(What to do) Copy, from the entries below, each line in which the string "that" appears.

*** Provided material ***

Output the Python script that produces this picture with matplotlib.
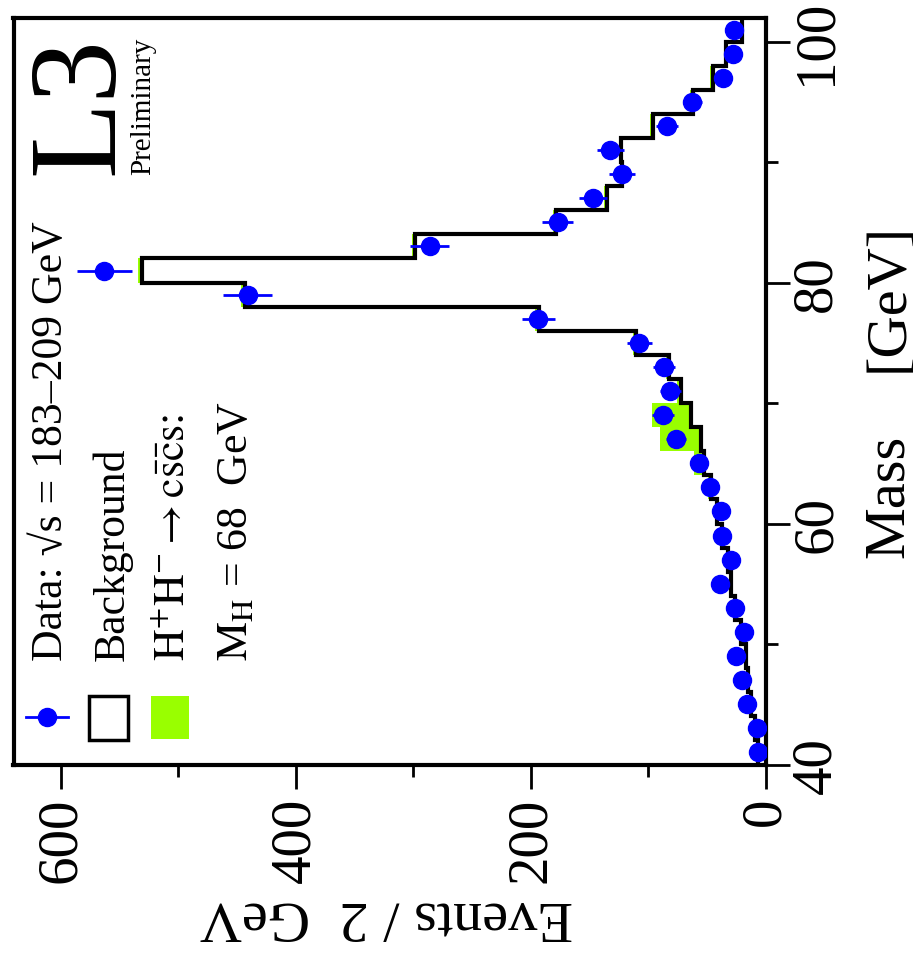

***
*** Provided material ***

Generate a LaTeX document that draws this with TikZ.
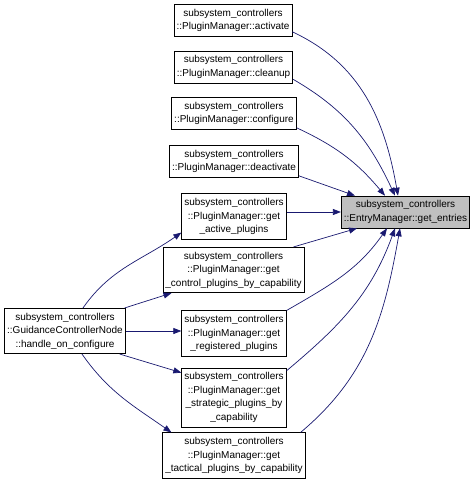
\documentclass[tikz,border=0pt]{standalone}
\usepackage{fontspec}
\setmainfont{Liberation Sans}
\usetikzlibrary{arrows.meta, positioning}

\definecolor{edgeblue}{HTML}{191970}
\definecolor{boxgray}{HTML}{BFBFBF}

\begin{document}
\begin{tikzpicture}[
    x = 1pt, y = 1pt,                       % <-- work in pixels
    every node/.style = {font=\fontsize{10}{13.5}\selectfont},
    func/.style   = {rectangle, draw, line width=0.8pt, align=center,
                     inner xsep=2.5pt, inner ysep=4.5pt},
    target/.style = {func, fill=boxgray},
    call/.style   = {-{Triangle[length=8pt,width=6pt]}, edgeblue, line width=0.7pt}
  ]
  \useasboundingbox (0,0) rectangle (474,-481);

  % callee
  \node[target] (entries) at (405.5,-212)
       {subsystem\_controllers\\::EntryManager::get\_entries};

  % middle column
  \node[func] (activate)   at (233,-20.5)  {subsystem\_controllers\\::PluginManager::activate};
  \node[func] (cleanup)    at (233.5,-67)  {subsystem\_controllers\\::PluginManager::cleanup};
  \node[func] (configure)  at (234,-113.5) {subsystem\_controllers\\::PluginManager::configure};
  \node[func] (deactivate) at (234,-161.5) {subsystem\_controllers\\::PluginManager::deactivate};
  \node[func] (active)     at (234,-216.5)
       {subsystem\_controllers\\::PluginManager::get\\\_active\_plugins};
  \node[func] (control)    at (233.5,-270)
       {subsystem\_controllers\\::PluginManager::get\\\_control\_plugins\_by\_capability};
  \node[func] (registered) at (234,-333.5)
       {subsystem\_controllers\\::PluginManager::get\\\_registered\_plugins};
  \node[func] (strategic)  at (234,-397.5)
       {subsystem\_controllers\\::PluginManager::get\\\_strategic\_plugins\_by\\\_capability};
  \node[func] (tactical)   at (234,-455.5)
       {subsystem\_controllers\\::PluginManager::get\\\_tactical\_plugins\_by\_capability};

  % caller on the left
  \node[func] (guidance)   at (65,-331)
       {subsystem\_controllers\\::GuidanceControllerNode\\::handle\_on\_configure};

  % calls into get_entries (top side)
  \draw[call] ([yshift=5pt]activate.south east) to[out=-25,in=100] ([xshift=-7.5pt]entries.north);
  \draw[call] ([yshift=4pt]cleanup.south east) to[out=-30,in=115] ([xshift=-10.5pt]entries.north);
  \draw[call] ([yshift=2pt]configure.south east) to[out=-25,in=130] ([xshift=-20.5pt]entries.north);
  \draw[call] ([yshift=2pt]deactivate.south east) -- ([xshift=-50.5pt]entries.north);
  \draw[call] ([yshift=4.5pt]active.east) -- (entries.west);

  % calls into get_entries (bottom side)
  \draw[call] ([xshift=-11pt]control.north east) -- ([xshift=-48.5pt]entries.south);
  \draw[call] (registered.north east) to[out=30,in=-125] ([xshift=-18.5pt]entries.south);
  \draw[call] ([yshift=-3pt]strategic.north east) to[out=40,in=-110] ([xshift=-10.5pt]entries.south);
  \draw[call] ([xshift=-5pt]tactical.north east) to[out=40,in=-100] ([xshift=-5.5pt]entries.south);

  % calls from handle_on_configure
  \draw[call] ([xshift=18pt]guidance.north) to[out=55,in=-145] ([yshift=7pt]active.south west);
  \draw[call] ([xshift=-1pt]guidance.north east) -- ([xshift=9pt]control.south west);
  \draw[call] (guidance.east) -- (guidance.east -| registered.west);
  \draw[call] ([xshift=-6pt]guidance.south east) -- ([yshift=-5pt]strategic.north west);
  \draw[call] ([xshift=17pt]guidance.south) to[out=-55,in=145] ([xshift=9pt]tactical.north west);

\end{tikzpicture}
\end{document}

***

(Final result)
Output the Python script that produces this picture with matplotlib.
Generate a LaTeX document that draws this with TikZ.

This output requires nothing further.